While this points to the persisting credibility of the newspaper
as a source of news (as compared with blogs and other information
sources on the net), it does not help strengthen the bottom line. While
most newspapers have a presence on the web, they get little of the
growing advertising revenues being garnered by web players. On the
other hand, the combined competition from television and the internet
is eroding the advertising revenue base of American newspapers.
Advertising revenues garnered by newspapers, which rose from $31.9
billion in 1992 to $48.7 billion in 2000, subsequently experienced a
sharp fall followed by a recovery which brought the figure back to
$49.4 billion in 2005. That implies stagnant or falling revenues.
Broadcast TV too is experiencing advertising revenue stagnation in
recent years. On the other hand, the internet which garnered a measly
600 million in ad revenues in 1997, experienced a rapid rise in that
figure to $7.8 billion in 2005. Though this was a mere 3 per cent of US
advertising volume, the rapid expansion of internet advertising is
forcing newspapers to rethink their web strategies.
Some such as the New York Times and the Financial Times have
signalled that their original decision - partly driven by the fact that
in a digitised world, establishing a web presence is not expensive - to
offer free access to the newspaper on the web was wrong. It helps
retain and expand readership but not revenues, they have, therefore,
moved to a subscription-based model for sections of the paper and the
archives made available through the Internet.
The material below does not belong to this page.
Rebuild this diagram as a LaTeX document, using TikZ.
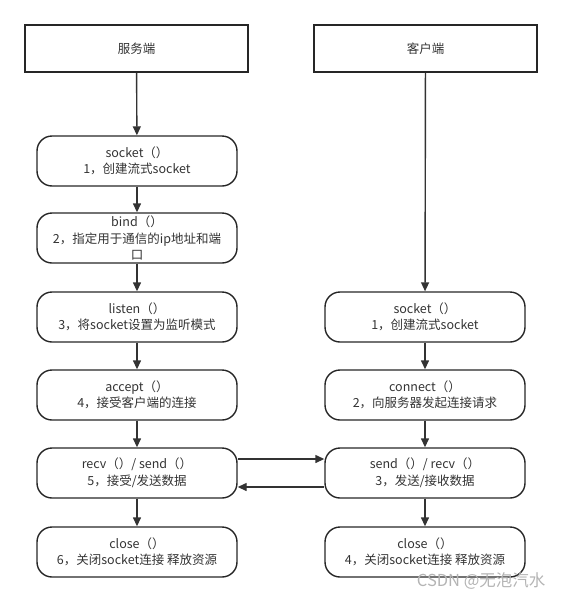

Others have decided develop a revenue model that relies on
material that does not come from the newspaper itself. The New York
Times Company has recently acquired Baseline StudioSystems, an online
provider of information about the movie and television industries, for
$35 million. It expects this foray into the entertainment world to
strengthen the newspaper as well add a source of subscription income to
its Internet operations. This was the company's second such
acquisition. It had earlier bought About Inc. and its website,
About.com, from Primedia Inc. for $410 million. The site relies on a
network of experts to provide specialist articles on a range of topics,
varying from personal finance to fly-fishing. That acquisition too was
intended to diversify the company's Internet advertising revenue
through a scheme of ''cost per click'' advertising, in which
advertisers pay when readers click on an ad. There are many others that
have similarly bought their way into what they hope would be a
profitable net presence: Murdoch's News Corporation, for example,
acquired social networking site MySpace. And Time Warner is still
unclear about which media space it primarily occupies after its
commercially questionable merger with AoL.
The problem of course is that for the print media industry looking
to keep revenues rising to cover rising costs and more, a web presence
is still small consolation. Even though some companies claim
significant, even if small, revenues from their Internet operations,
only a small part of that comes from their strength in the print media.
The latest effort to change this is a decision to join hands with
successful web companies-principally the Search engines-either to
retain at least a part of the advertising revenues that are migrating
to the web or to use the internet to increase advertising revenues.
In a recent experiment initiated more by Google than the
newspapers, many of the largest newspaper companies, including Gannett,
the Tribune Company, The New York Times Company, the Washington Post
Company and Hearst, are testing a system in which the web company will
help newspapers extend their reach to new advertisers such as small and
remotely-located businesses. The idea is to find potential standby
advertisers willing to buy into unused space at a discount.
Under the scheme, newspapers list the sorts of advertising spaces
that are available, in terms of size, days of the week and section and
a list price for each in the Google's main advertising system, AdWords.
Potential advertisers check out the list and enter a bid for a certain
type of advertisement on specified dates. Newspapers need not commit to
selling them the space but can accept as many or as few bids as they
want. This helps them fill space available at the last minute, which
can vary depending on other news and advertising on that day.
In another instance, seven newspaper chains representing 176 daily
papers in the US have announced a partnership with Yahoo to share
content and advertising. Initially, the newspapers will begin posting
their employment classifieds on Yahoo's classified jobs site, HotJobs
and use HotJobs' technology to run their own online employment
advertisements. Overtime, the local content of these newspapers would
be referenced and formatted for search through Yahoo. It is unclear
whether this would neutralise what is the greatest threat from the
Internet at present, the loss of revenues from the lucrative employment
classifieds. Employment ads accounted for more than 10 oer cent of the
close to $50 billion ad revenue garnered by newspaper in 2005. But
according to Borrell Associates, an independent market research firm
quoted by Mutter, in 2006 employers spent more money on Internet
recruitment advertising than in newspapers, making it the first year
when any of the traditional newspaper ad revenue sources had been
surpassed by the digital media.
These trends are not restricted to the US alone, but are visible
in most developed country markets and in some developing countries as
well. China too is seeing the beginnings of a tussle between print and
the Internet. In a first-of-its-kind law suit filed by The Beijing
News, one the largest newspapers in the country, the management is
demanding $400,000 in damages from popular Internet site Tom.com, on
the grounds that it has copied and republished more than 25,000
articles and photos without authorization since 2003.
Does all this hold a lesson for the Indian print media? Not as yet
it seems, since the diffusion of the internet is still limited. But,
available estimates on internet use vary widely - from 13 million
(clearly an underestimate by the 2006 National Readership Study) to an
unsourced 60 million (reported by Internet World Stats). A survey
conducted jointly by the Internet and Mobile Association of India and
IMRB International has put the number of internet users in urban India
in September 2006 at 37 million. That is indeed large when compared to
the circulation of English language newspapers in the country placed at
27 million. And the figure could increase rapidly if moves such as the
one initiated by BSNL and MTNL expand broadband connectivity in the
Year of Broadband. Perhaps it is time newspapers in India began
reworking their strategies for the Web.